The deal is expected to drastically improve the quality of Google services in Cuba, which has prohibitively expensive and extremely primitive internet access. Google claims that the deal will increase the speed of their websites in Cuba tenfold.
A UN report stated that only 5.6 percent of Cuban homes have access to the internet. AP reports that "the [Cuban] government charges the equivalent of a month's average salary for 10 hours of access to public WiFi spots with speeds frequently too slow to download files or watch streaming video." The Google deal will not widen the scope of internet use in Cuba, nor will it increase the speed of non-Google services.
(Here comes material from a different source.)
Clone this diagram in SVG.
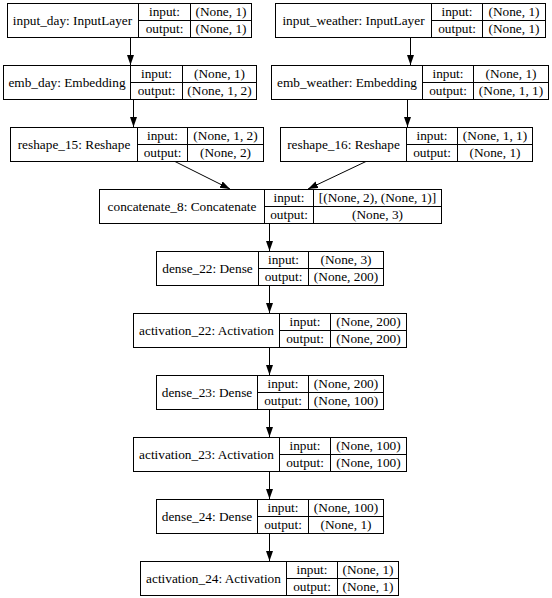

For half a century, the United States has had an embargo in place that prevented American companies from dealing in or with Cuba. Those restrictions have been loosened during the presidency of Barack Obama, including an attempt at full normalization in 2015.
President-elect Donald Trump has promised to return US-Cuba relationships to their pre-Obama state, unless Cuba undergoes significant democratization. "All of the concessions Barack Obama has granted the Castro regime were done through executive order, which means the next president can reverse them, and that I will do unless the Castro regime meets our demands," Trump said in September.
"Those demands will include religious and political freedom for the Cuban people and the freeing of political prisoners," Trump said. The President-elect previously called the Obama administration’s Cuba deal a "one-sided" agreement that benefits "only the Castro regime."
Google is one of several companies acting quickly to create a market in Cuba before the recently-opened door is closed again. The Cuban government has not been receptive to development from American business, however. Al Jazeera reported that "many US businesses say Cuba has been moving on most proposals so slowly that some suspect the government has been deliberately limiting the development of economic ties."